_Dataset rows_:
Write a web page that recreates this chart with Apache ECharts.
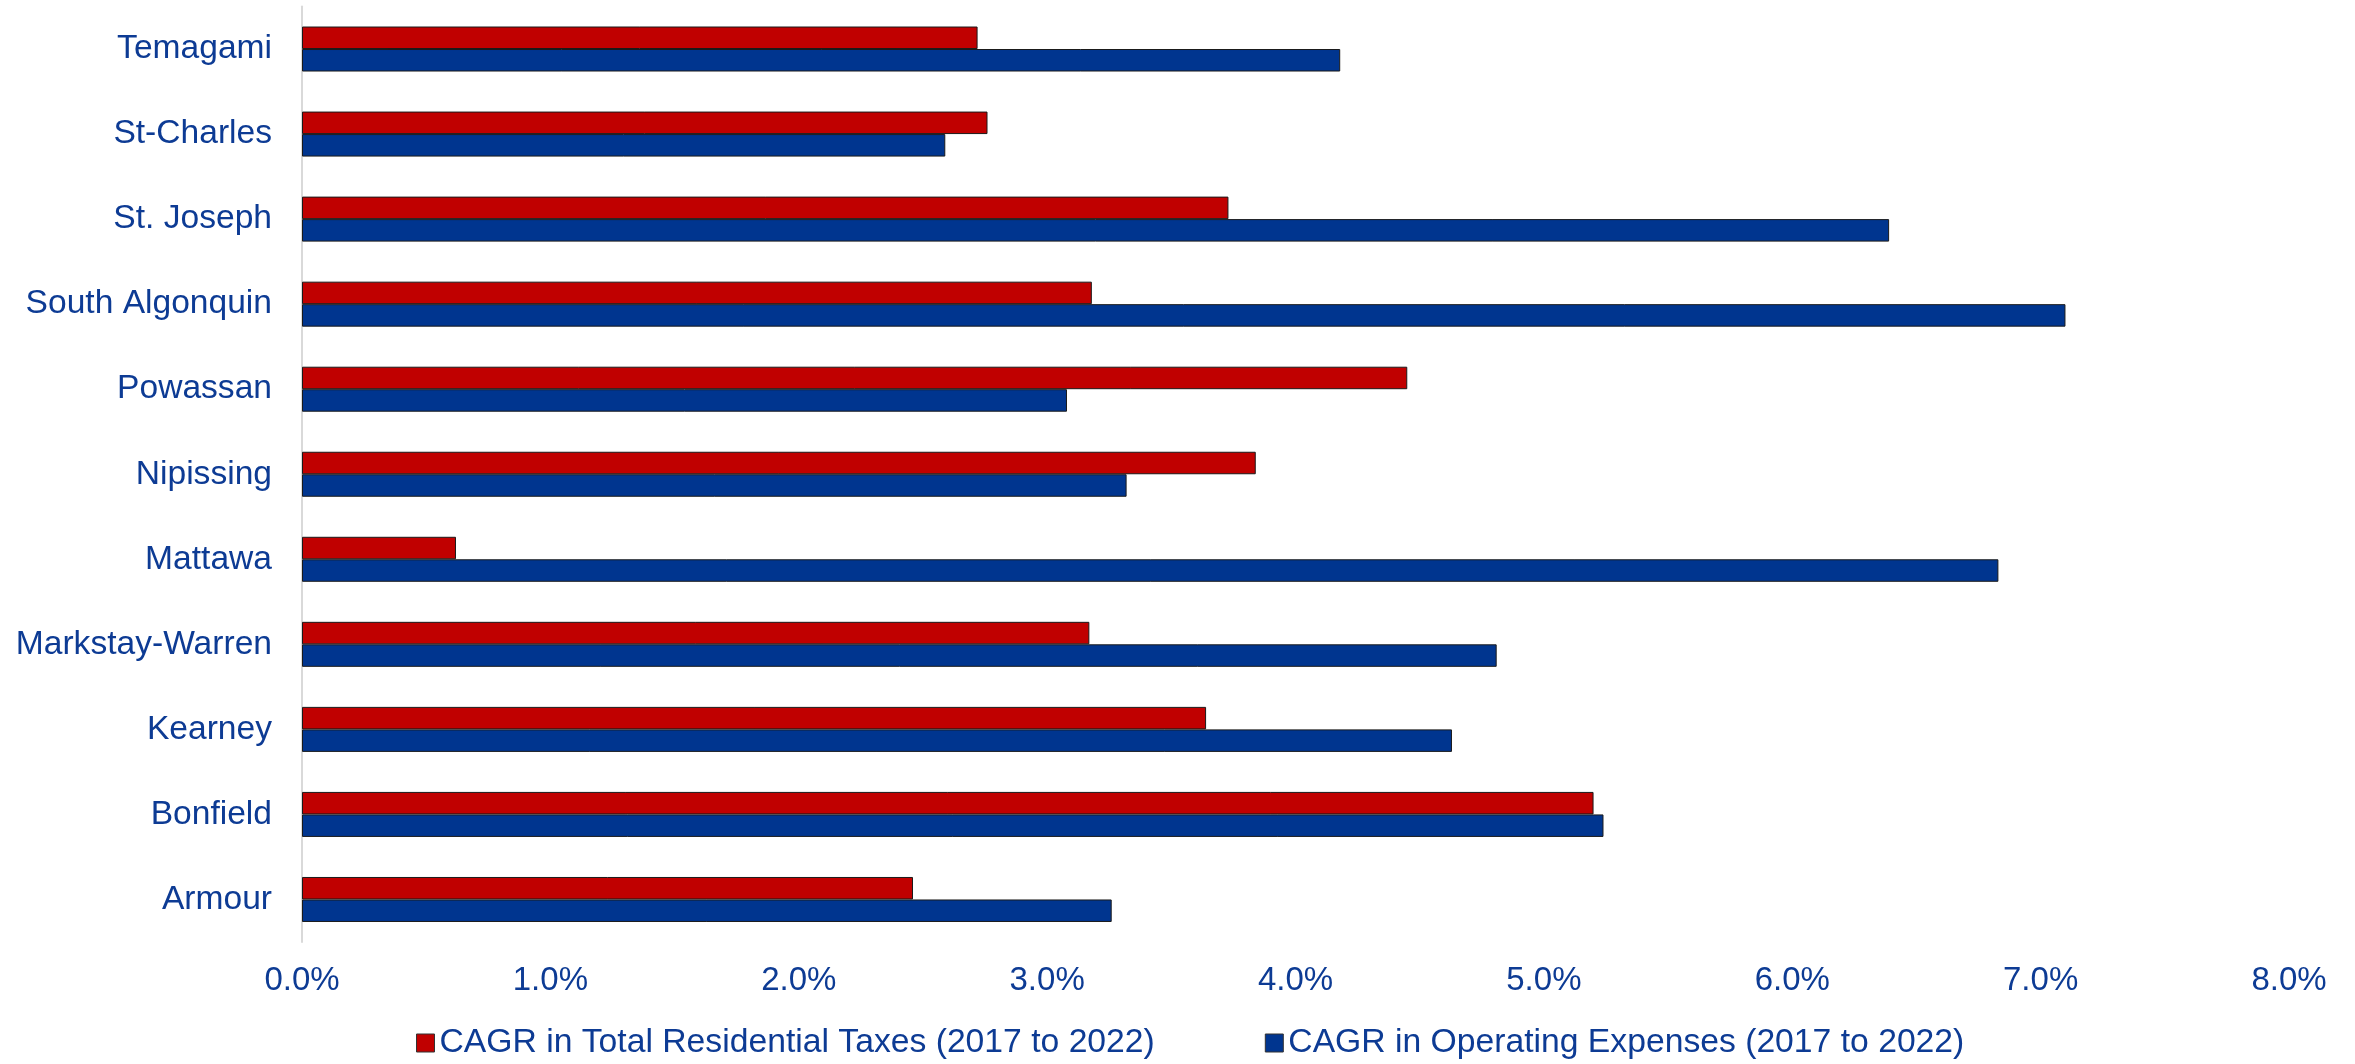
<!DOCTYPE html>
<html>
<head>
<meta charset="utf-8">
<title>CAGR comparison</title>
<script src="https://cdn.jsdelivr.net/npm/echarts@6/dist/echarts.min.js"></script>
<style>
  html, body { margin: 0; padding: 0; background: #ffffff; }
  #chart { width: 2355px; height: 1064px; }
</style>
</head>
<body>
<div id="chart"></div>
<script>
// Municipalities, listed bottom to top along the category axis
const municipalities = [
  'Armour', 'Bonfield', 'Kearney', 'Markstay-Warren', 'Mattawa',
  'Nipissing', 'Powassan', 'South Algonquin', 'St. Joseph', 'St-Charles', 'Temagami'
];

// Compound annual growth rates, in percent
const residentialTaxesCagr = [2.46, 5.20, 3.64, 3.17, 0.62, 3.84, 4.45, 3.18, 3.73, 2.76, 2.72];
const operatingExpensesCagr = [3.26, 5.24, 4.63, 4.81, 6.83, 3.32, 3.08, 7.10, 6.39, 2.59, 4.18];

const seriesNames = [
  'CAGR in Total Residential Taxes (2017 to 2022)',
  'CAGR in Operating Expenses (2017 to 2022)'
];

const textColor = '#0D3B94';
const fontFamily = 'Liberation Sans, Arial, sans-serif';

const chart = echarts.init(document.getElementById('chart'), null, { renderer: 'canvas' });

chart.setOption({
  animation: false,
  backgroundColor: '#ffffff',
  textStyle: { fontFamily: fontFamily, color: textColor },
  grid: { left: 302, right: 66, top: 6.5, height: 935.5, containLabel: false },
  legend: {
    data: seriesNames,
    left: 411,
    top: 1021,
    itemWidth: 18,
    itemHeight: 18,
    itemGap: 110,
    icon: 'rect',
    textStyle: { fontSize: 33.7, color: textColor, fontFamily: fontFamily },
    itemStyle: { borderColor: '#333333', borderWidth: 1 }
  },
  xAxis: {
    type: 'value',
    min: 0,
    max: 8,
    interval: 1,
    axisLine: { show: false },
    axisTick: { show: false },
    splitLine: { show: false },
    axisLabel: {
      fontSize: 33,
      color: textColor,
      margin: 22,
      formatter: v => v.toFixed(1) + '%'
    }
  },
  yAxis: {
    type: 'category',
    data: municipalities,
    axisLine: { show: true, lineStyle: { color: '#D9D9D9', width: 2 } },
    axisTick: { show: false },
    axisLabel: { fontSize: 33.6, color: textColor, margin: 30 }
  },
  series: [
    {
      name: seriesNames[0],
      type: 'bar',
      data: residentialTaxesCagr,
      barWidth: 22.5,
      barGap: '0%',
      itemStyle: { color: '#C00000', borderColor: '#1a1a1a', borderWidth: 1 }
    },
    {
      name: seriesNames[1],
      type: 'bar',
      data: operatingExpensesCagr,
      barWidth: 22.5,
      barGap: '0%',
      itemStyle: { color: '#00358F', borderColor: '#1a1a1a', borderWidth: 1 }
    }
  ]
});
</script>
</body>
</html>
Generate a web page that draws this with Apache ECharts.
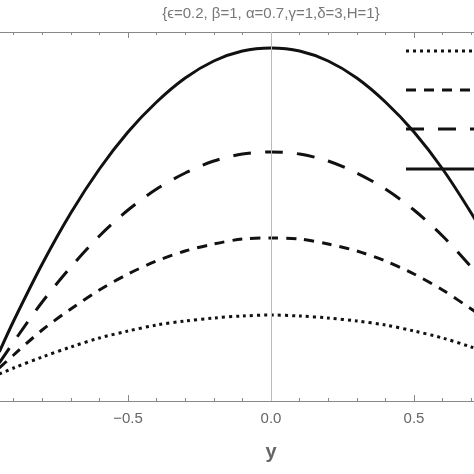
<!DOCTYPE html><html><head><meta charset="utf-8"><script src="https://cdn.jsdelivr.net/npm/echarts@6/dist/echarts.min.js"></script></head><body style="margin:0"><div id="c" style="width:474px;height:474px"></div><script>
const xs=[-0.95,-0.9,-0.8,-0.7,-0.6,-0.5,-0.4,-0.3,-0.2,-0.1,0,0.1,0.2,0.3,0.4,0.5,0.6,0.7,0.75];
const solid=[49,80,137,188,232,269,299,323,340,350,353,350,340,323,299,269,232,188,163];
const longDash=[38,59,99,134,165,191,212,228,240,247,249,247,240,228,212,191,165,134,117];
const shortDash=[33,46,71,92,111,127,140,150,157,162,163,162,157,150,140,127,111,92,82];
const dotted=[27,33,44,54,63,70,76,80,83,85,86,85,83,80,76,70,63,54,49];
const title='{ϵ=0.2, β=1, α=0.7,γ=1,δ=3,H=1}';
const pair=a=>xs.map((x,i)=>[x,a[i]]);
const ax={type:'value',min:-1,max:1,interval:0.5,axisLine:{lineStyle:{color:'#888'}},
 axisTick:{inside:true,length:6,lineStyle:{color:'#888'}},minorTick:{show:true,splitNumber:5,length:3,lineStyle:{color:'#888'}},
 splitLine:{show:false},axisLabel:{color:'#666',fontSize:15,fontFamily:'Liberation Sans',margin:10,formatter:v=>(v<0?'−':'')+Math.abs(v).toFixed(1)}};
const s=(d,dash)=>({type:'line',data:pair(d),smooth:0.3,symbol:'none',lineStyle:{color:'#111',width:3,type:dash}});
const c=echarts.init(document.getElementById('c'));
const series=[s(solid,'solid'),s(longDash,[18,14]),s(shortDash,[10,8]),s(dotted,[3,4])];
series[0].markLine={silent:true,symbol:'none',label:{show:false},lineStyle:{color:'#bbb',width:1,type:'solid'},data:[{xAxis:0}]};
const lg=(y,dash)=>({type:'line',shape:{x1:406,y1:y,x2:474,y2:y},style:{stroke:'#111',lineWidth:3,lineDash:dash}});
c.setOption({animation:false,
 grid:{left:-15,right:-83,top:32,bottom:73,outerBoundsMode:'none',containLabel:false},
 xAxis:[ax,Object.assign({},ax,{position:'top',axisLabel:{show:false}})],
 yAxis:{type:'value',min:0,max:369,show:false},
 series,
 graphic:[
  {type:'text',style:{x:271,y:14,text:title,fill:'#777',font:'15px Liberation Sans',textAlign:'center',textVerticalAlign:'middle'}},
  {type:'text',style:{x:271,y:452,text:'y',fill:'#666',font:'bold 20px Liberation Sans',textAlign:'center',textVerticalAlign:'middle'}},
  lg(51,[3,4]),lg(90,[10,8]),lg(129,[18,14]),lg(169,null)
 ]});
</script></body></html>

_Job_: Search the data above for lines holding "that" and copy each of them.

_Response_:
Write a web page that recreates this chart with Apache ECharts.
Generate a web page that draws this with Apache ECharts.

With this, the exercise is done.